Diagnostic imaging was crucial in determining the course of our management plan. Computed tomography can delineate the site where the proximal and distal ends of a sequestered catheter lie. If a segment of catheter lies above the epidural canal and below the skin, catheter removal is relatively easy and is the course of action we would recommend. If the sequestered fragment is entirely within the spinal canal, the parents, neurosurgeons, and anesthesiologists will have to weigh the risks and benefits of leaving the catheter fragment in situ versus operative intervention.
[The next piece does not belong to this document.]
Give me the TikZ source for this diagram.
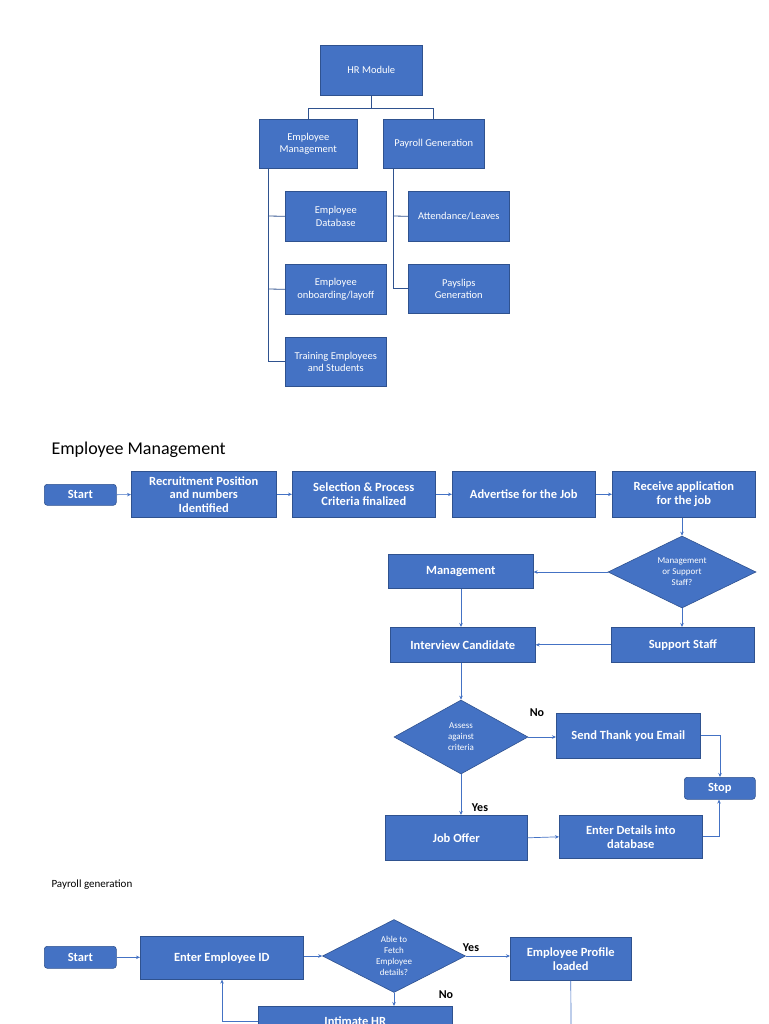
\documentclass[tikz,border=0pt]{standalone}
\usepackage{fontspec}
\setmainfont{Carlito}
\usetikzlibrary{shapes.geometric,arrows.meta}
\definecolor{fillb}{HTML}{4472C4}
\definecolor{edgeb}{HTML}{2F528F}
\begin{document}
\begin{tikzpicture}[x=1pt,y=-1pt,
 box/.style={draw=edgeb,fill=fillb,line width=0.6pt,text=white,align=center,inner sep=0pt,anchor=north west},
 tbox/.style={box,font=\fontsize{10.5}{12.5}\selectfont},
 fbox/.style={box,font=\fontsize{12.5}{14}\selectfont\bfseries},
 dia/.style={diamond,draw=edgeb,fill=fillb,line width=0.6pt,text=white,align=center,inner sep=0pt,font=\fontsize{9}{11}\selectfont},
 tl/.style={draw=edgeb,line width=0.8pt},
 ar/.style={draw=fillb,line width=0.7pt,-{Stealth[length=4pt,width=3.5pt]}},
 ln/.style={draw=fillb,line width=0.7pt},
 lab/.style={font=\fontsize{12}{14}\selectfont\bfseries}]
\useasboundingbox (0,0) rectangle (768,1024);
% tree
\node[tbox,minimum width=102pt,minimum height=50pt] (hr) at (320,45) {HR Module};
\node[tbox,minimum width=98pt,minimum height=49pt] (em) at (259,119) {Employee\\Management};
\node[tbox,minimum width=101pt,minimum height=49pt] (pg) at (383,119) {Payroll Generation};
\node[tbox,minimum width=101pt,minimum height=50pt] (ed) at (285,191) {Employee\\Database};
\node[tbox,minimum width=101pt,minimum height=50pt] (eo) at (285,264) {Employee\\onboarding/layoff};
\node[tbox,minimum width=101pt,minimum height=49pt] (te) at (285,337) {Training Employees\\and Students};
\node[tbox,minimum width=101pt,minimum height=50pt] (al) at (408,191) {Attendance/Leaves};
\node[tbox,minimum width=101pt,minimum height=49pt] (ps) at (408,264) {Payslips\\Generation};
\draw[tl] (hr.south) -- ++(0,13) -| (em.north -| 308,0);
\draw[tl] (hr.south) ++(0,13) -| (433,119);
\draw[tl] (268,168) |- (te.west);
\draw[tl] (268,216) -- (ed.west);
\draw[tl] (268,289) -- (eo.west);
\draw[tl] (393,168) |- (ps.west);
\draw[tl] (393,216) -- (al.west);
% Employee management
\node[anchor=west,font=\fontsize{18}{20}\selectfont] (t1) at (48,450) {Employee Management};
\node[fbox,rounded corners=3pt,minimum width=72pt,minimum height=21pt] (s1) at (44,484) {Start};
\node[fbox,minimum width=145pt,minimum height=46pt,font=\fontsize{12.5}{13.5}\selectfont\bfseries] (rp) at (131,471) {Recruitment Position\\and numbers\\Identified};
\node[fbox,minimum width=143pt,minimum height=46pt] (sp) at (292,471) {Selection \& Process\\Criteria finalized};
\node[fbox,minimum width=143pt,minimum height=46pt] (ad) at (452,471) {Advertise for the Job};
\node[fbox,minimum width=143pt,minimum height=46pt] (ra) at (612,471) {Receive application\\for the job};
\node[dia,minimum width=148pt,minimum height=72pt,aspect=2] (d1) at (682,572) {Management\\or Support\\Staff?};
\node[fbox,minimum width=145pt,minimum height=34pt] (mg) at (388,554) {Management};
\node[fbox,minimum width=143pt,minimum height=35pt] (ss) at (611,627) {Support Staff};
\node[fbox,minimum width=145pt,minimum height=35pt] (ic) at (390,627) {Interview Candidate};
\node[dia,minimum width=134pt,minimum height=74pt,aspect=1.8] (d2) at (461,737) {Assess\\against\\criteria};
\node[fbox,minimum width=144pt,minimum height=45pt] (ty) at (556,713) {Send Thank you Email};
\node[fbox,rounded corners=3pt,minimum width=71pt,minimum height=22pt] (st) at (684,777) {Stop};
\node[fbox,minimum width=142pt,minimum height=45pt] (jo) at (385,815) {Job Offer};
\node[fbox,minimum width=143pt,minimum height=43pt] (en) at (559,815) {Enter Details into\\database};
\draw[ar] (s1) -- (rp);
\draw[ar] (rp) -- (sp);
\draw[ar] (sp) -- (ad);
\draw[ar] (ad) -- (ra);
\draw[ar] (ra.south -| d1.north) -- (d1.north);
\draw[ar] (d1.west) -- (mg.east |- d1.west);
\draw[ar] (d1.south) -- (d1.south |- ss.north);
\draw[ar] (ss.west) -- (ic.east);
\draw[ar] (mg.south -| 461,0) -- (ic.north -| 461,0);
\draw[ar] (ic.south -| d2.north) -- (d2.north);
\draw[ar] (d2.east) -- (ty.west |- d2.east);
\draw[ar] (ty.east) -| (st.north -| 720,0);
\draw[ar] (d2.south) -- (jo.north -| d2.south);
\draw[ar] (jo.east) -- (en.west);
\draw[ar] (en.east) -| (st.south -| 719,0);
\node[lab] (no1) at (537,713) {No};
\node[lab] (ye1) at (480,808) {Yes};
% Payroll
\node[anchor=west,font=\fontsize{11}{13}\selectfont] (t2) at (48,885) {Payroll generation};
\node[fbox,rounded corners=3pt,minimum width=72pt,minimum height=22pt] (s2) at (44,946) {Start};
\node[fbox,minimum width=163pt,minimum height=43pt] (ei) at (140,936) {Enter Employee ID};
\node[dia,minimum width=143pt,minimum height=73pt,aspect=2] (d3) at (394,956) {Able to\\Fetch\\Employee\\details?};
\node[fbox,minimum width=121pt,minimum height=43pt] (pl) at (510,937) {Employee Profile\\loaded};
\node[fbox,minimum width=194pt,minimum height=30pt,anchor=north west] (ih) at (258,1006) {Intimate HR};
\draw[ar] (s2) -- (ei.west |- s2);
\draw[ar] (ei.east |- d3.west) -- (d3.west);
\draw[ar] (d3.east) -- (pl.west |- d3.east);
\draw[ar] (d3.south) -- (ih.north -| d3.south);
\draw[ar] (ih.west |- 0,1021) -| (ei.south -| 222,0);
\draw[ln] (pl.south) -- (571,1030);
\node[lab] (ye2) at (471,948) {Yes};
\node[lab] (no2) at (446,995) {No};
\end{tikzpicture}
\end{document}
In conclusion, we recommend obtaining a computed tomography scan and neurosurgical consultation as soon as possible after the recognition of a retained epidural catheter fragment. In our patient, computed tomography identified a subcutaneous fragment of the sequestered epidural catheter, which allowed removal by skin incision alone.

* Wedel DJ: Neurologic complications of central neural blockage, 44th Annual Refresher Course Lectures and Clinical Update Program. Lecture 253. Park Ridge, American Society of Anesthesiologists, 1993.

** DeArmendi AJ, Ryan JF, Chang HM, Liu LMP, Jaramillo D: Retained caudal catheter in a paediatric patient. Paediatric Anaesthesia 2:325–327, 1992.